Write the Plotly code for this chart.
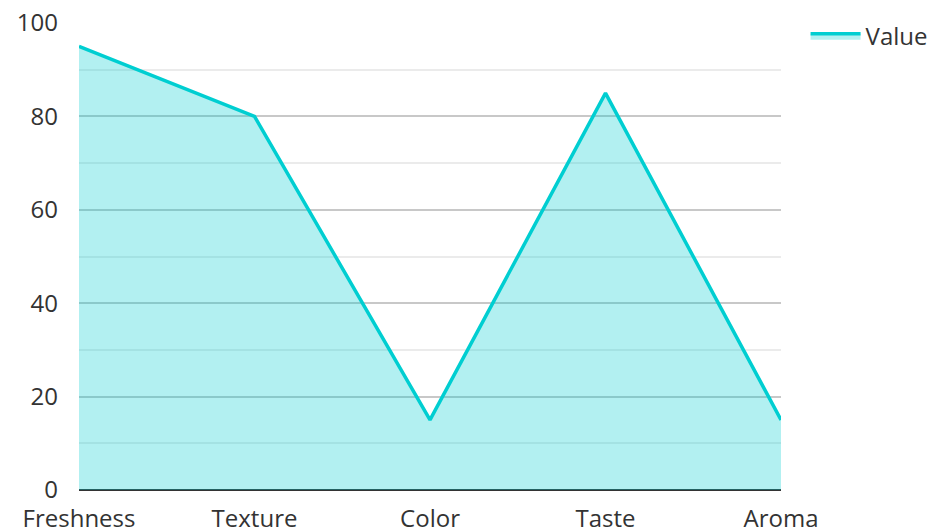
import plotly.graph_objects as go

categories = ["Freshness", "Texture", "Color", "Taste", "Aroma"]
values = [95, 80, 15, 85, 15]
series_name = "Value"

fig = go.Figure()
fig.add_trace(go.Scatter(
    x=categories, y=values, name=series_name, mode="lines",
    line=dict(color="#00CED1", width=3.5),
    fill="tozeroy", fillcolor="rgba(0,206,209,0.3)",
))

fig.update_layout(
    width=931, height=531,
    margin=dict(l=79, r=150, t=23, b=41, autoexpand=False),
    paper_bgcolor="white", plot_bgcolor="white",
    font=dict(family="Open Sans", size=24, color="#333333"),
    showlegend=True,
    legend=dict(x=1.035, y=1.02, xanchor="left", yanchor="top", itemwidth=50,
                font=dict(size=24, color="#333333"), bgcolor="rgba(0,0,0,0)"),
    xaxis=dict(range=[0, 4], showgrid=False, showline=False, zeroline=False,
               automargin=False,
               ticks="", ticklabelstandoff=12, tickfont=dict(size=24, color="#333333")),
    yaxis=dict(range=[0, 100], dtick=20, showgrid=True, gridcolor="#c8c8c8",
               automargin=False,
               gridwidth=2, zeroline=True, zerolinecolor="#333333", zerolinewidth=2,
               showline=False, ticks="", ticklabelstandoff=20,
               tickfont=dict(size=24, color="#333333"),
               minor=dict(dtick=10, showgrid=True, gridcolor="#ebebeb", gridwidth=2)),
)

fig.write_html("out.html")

* [Problem to work on] Images in the data above are to be skipped. Retype all other material exactly.

* [Output below]
Write the Plotly code for this chart.
import plotly.graph_objects as go

categories = ["Freshness", "Texture", "Color", "Taste", "Aroma"]
values = [95, 80, 15, 85, 15]
series_name = "Value"

fig = go.Figure()
fig.add_trace(go.Scatter(
    x=categories, y=values, name=series_name, mode="lines",
    line=dict(color="#00CED1", width=3.5),
    fill="tozeroy", fillcolor="rgba(0,206,209,0.3)",
))

fig.update_layout(
    width=931, height=531,
    margin=dict(l=79, r=150, t=23, b=41, autoexpand=False),
    paper_bgcolor="white", plot_bgcolor="white",
    font=dict(family="Open Sans", size=24, color="#333333"),
    showlegend=True,
    legend=dict(x=1.035, y=1.02, xanchor="left", yanchor="top", itemwidth=50,
                font=dict(size=24, color="#333333"), bgcolor="rgba(0,0,0,0)"),
    xaxis=dict(range=[0, 4], showgrid=False, showline=False, zeroline=False,
               automargin=False,
               ticks="", ticklabelstandoff=12, tickfont=dict(size=24, color="#333333")),
    yaxis=dict(range=[0, 100], dtick=20, showgrid=True, gridcolor="#c8c8c8",
               automargin=False,
               gridwidth=2, zeroline=True, zerolinecolor="#333333", zerolinewidth=2,
               showline=False, ticks="", ticklabelstandoff=20,
               tickfont=dict(size=24, color="#333333"),
               minor=dict(dtick=10, showgrid=True, gridcolor="#ebebeb", gridwidth=2)),
)

fig.write_html("out.html")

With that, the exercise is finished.